Twisted Transistor

Hello again everyone, I have returned with another head-scratcher.

I am trying to use my PN2222A transistor as a switch so a small liquid pump can run off an external (not from the Arduino) power source. My pump runs like a champ when hooked directly to it’s external (6V 300mA) power supply, yet the transistor switch circuit will not pass any juice through when triggered. Sounds like a messed up circuit you say? That’s what I thought… but when I disconnect the external supply and instead connect the 5V and GND from the Arduino to the circuit the transistor passes the signal right along no problem… So the circuit is working correctly when power from the arduino is used, but not when my external source is used.

I checked the data sheet for the PN2222A, and 6V 300mA is well within it’s operating range. I also noticed that the little wiring diagram I was using had emitter and collector mixed up, so I fixed that in the circuit. I have also swapped transistors just in case the first one was acting funny… no dice.

Why will my transistor and circuit pass the Arduino’s power through, but not my external source?

(picture of my little wiring diagram included, as well as the very simple test sketch I have been using to try to debug this problem)

In the picture below, the leads I am connecting to my external source are the ones labeled “to 5V” and “to GND”, and I am using the capacitor as well.

Pumpdebug.ino (202 Bytes)

You may have not connected 0 Volts on the Arduino to 0 Volts of the external source.

So should I run a jumper from the arduino GND to the external source’s GND?

When the Arduino sends a signal out on pin 9 it has to return to the Arduino 0 volts.
That's why it worked when the Arduino was supplying the power.

ok... I think a lightbulb just went off in my head about how a transistor works... So, the current from the base has to flow through the transistor as well, and thus needs a path "home" (to GND) just like the external source. As the "switch" current from the base moves through, it opens the door for the external current to move from the collector to the emitter, so to speak?

I think I get it now?

Thanks for your reply.. it was an "AHA!" moment for me

So, the current from the base has to flow through the transistor as well, and thus needs a path "home" (to GND) just like the external source.

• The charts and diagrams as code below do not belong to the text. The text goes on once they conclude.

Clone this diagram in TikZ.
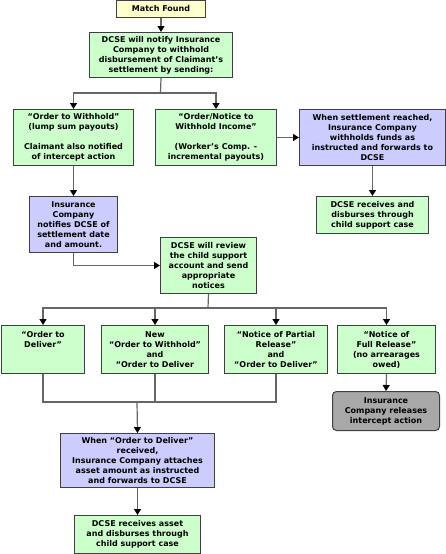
\documentclass[tikz,border=0pt]{standalone}
\usepackage{fontspec}
\setmainfont{DejaVu Sans}
\usetikzlibrary{arrows.meta}
\definecolor{gfill}{HTML}{CCFFCC}
\definecolor{bfill}{HTML}{CCCCFF}
\definecolor{yfill}{HTML}{FFFFCC}
\definecolor{rfill}{HTML}{A8A8A8}
\definecolor{bord}{HTML}{404040}
\definecolor{conn}{HTML}{666666}
\tikzset{
  box/.style={draw=bord, line width=1pt, anchor=north west, align=center,
    inner sep=1.5pt, font=\fontsize{8}{10}\selectfont\bfseries},
  gbox/.style={box, fill=gfill},
  ybox/.style={box, fill=yfill},
  rbox/.style={box, fill=rfill, rounded corners=4pt},
  conline/.style={draw=conn, line width=1.2pt},
  arr/.style={conline, -{Triangle[width=7pt,length=6pt,color=black]}},
}
\begin{document}
\begin{tikzpicture}[x=1pt,y=-1pt]
\useasboundingbox (0,0) rectangle (446,554);
% nodes
\node[ybox, minimum width=89pt, minimum height=17pt] (match) at (116,0) {Match Found};
\node[gbox, minimum width=143pt, minimum height=45pt] (notify) at (89,32)
  {DCSE will notify Insurance\\Company to withhold\\disbursement of Claimant’s\\settlement by sending:};
\node[gbox, minimum width=120pt, minimum height=56pt] (otw) at (13,109)
  {“Order to Withhold”\\(lump sum payouts)\\[10pt]Claimant also notified\\of intercept action};
\node[gbox, minimum width=121pt, minimum height=56pt] (onw) at (155,109)
  {“Order/Notice to\\Withhold Income”\\[10pt](Worker’s Comp. -\\incremental payouts)};
\node[box, fill=bfill, minimum width=146pt, minimum height=56pt] (wsr) at (299,109)
  {When settlement reached,\\Insurance Company\\withholds funds as\\instructed and forwards to\\DCSE};
\node[box, fill=bfill, minimum width=88pt, minimum height=56pt] (ic) at (29,196)
  {Insurance\\Company\\notifies DCSE of\\settlement date\\and amount.};
\node[gbox, minimum width=112pt, minimum height=37pt] (dcr) at (316,196)
  {DCSE receives and\\disburses through\\child support case};
\node[gbox, minimum width=96pt, minimum height=56pt] (rev) at (160,237)
  {DCSE will review\\the child support\\account and send\\appropriate\\notices};
\node[gbox, minimum width=83pt, minimum height=48pt] (otd) at (1,325)
  {“Order to\\Deliver”\\~\\~};
\node[gbox, minimum width=107pt, minimum height=48pt] (new) at (101,325)
  {New\\“Order to Withhold”\\and\\“Order to Deliver};
\node[gbox, minimum width=103pt, minimum height=48pt] (npr) at (224,325)
  {“Notice of Partial\\Release”\\and\\“Order to Deliver”};
\node[gbox, minimum width=98pt, minimum height=48pt] (nfr) at (337,325)
  {“Notice of\\Full Release”\\(no arrearages\\owed)};
\node[rbox, minimum width=107pt, minimum height=39pt] (rel) at (332,391)
  {Insurance\\Company releases\\intercept action};
\node[box, fill=bfill, minimum width=154pt, minimum height=54pt] (wod) at (60,433)
  {When “Order to Deliver”\\received,\\Insurance Company attaches\\asset amount as instructed\\and forwards to DCSE};
\node[gbox, minimum width=126pt, minimum height=38pt] (dra) at (74,515)
  {DCSE receives asset\\and disburses through\\child support case};
% connectors
\draw[arr] (match) -- (notify);
\coordinate (s1) at (160.5,93);
\draw[conline] (notify.south) -- (s1);
\draw[arr] (s1) -| (otw.north);
\draw[arr] (s1) -| (onw.north);
\draw[arr] (onw.east) -- (wsr.west);
\draw[arr] (wsr.south) -- (dcr.north);
\draw[arr] (otw.south) -- (ic.north);
\draw[arr] (ic.south) |- (rev.west);
\coordinate (s2) at (208,308);
\draw[conline] (rev.south) -- (s2);
\draw[arr] (s2) -| (otd.north);
\draw[arr] (s2) -| (new.north);
\draw[arr] (s2) -| (npr.north);
\draw[arr] (s2) -| (nfr.north);
\coordinate (j) at (137,402);
\draw[conline] (otd.south) |- (j);
\draw[conline] (new.south) |- (j);
\draw[conline] (npr.south) |- (j);
\draw[arr] (j) -- (wod.north);
\draw[arr] (nfr.south) -- (rel.north);
\draw[arr] (wod.south) -- (dra.north);
\end{tikzpicture}
\end{document}
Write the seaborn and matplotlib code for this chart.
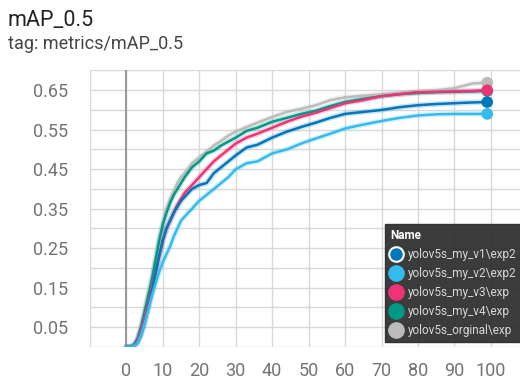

As long as you have the emitter grounded, as you do in the diagram, then both base and collector
currents have some place to go.

The one thing is, despite what the d/s may say, a 2N2222 probably isn't really the best choice for
300 mA currents. If you don't have enough base drive to saturate the transistor, you can end up
with a hot blob of plastic.

Also, with a ckt like this you should definitely test it before ever hooking to the Arduino or anything
else. Just hook the base R [pin 9 point] to 5V, and the motor should wizz, and the 2222 should be
in saturation, with close to 0V on the collector.

Jim_Socks:
ok... I think a lightbulb just went off in my head about how a transistor works... So, the current from the base has to flow through the transistor as well, and thus needs a path "home" (to GND) just like the external source. As the "switch" current from the base moves through, it opens the door for the external current to move from the collector to the emitter, so to speak?

I think I get it now?

No.

Voltages are all relative. 5V is only 5V when you compare it to a known reference point. From a different reference point it might be 3V, or -1374V.

To make circuits work, every component needs a common reference point, ie. you tie all the grounds together.

2.2K is a rather high value to use in that circuit, it only provides about 2mA base drive, which won’t saturate the PN2222A very well and the sort of current your motor is likely to need. I suggest you use 220 ohms or 470 ohms instead.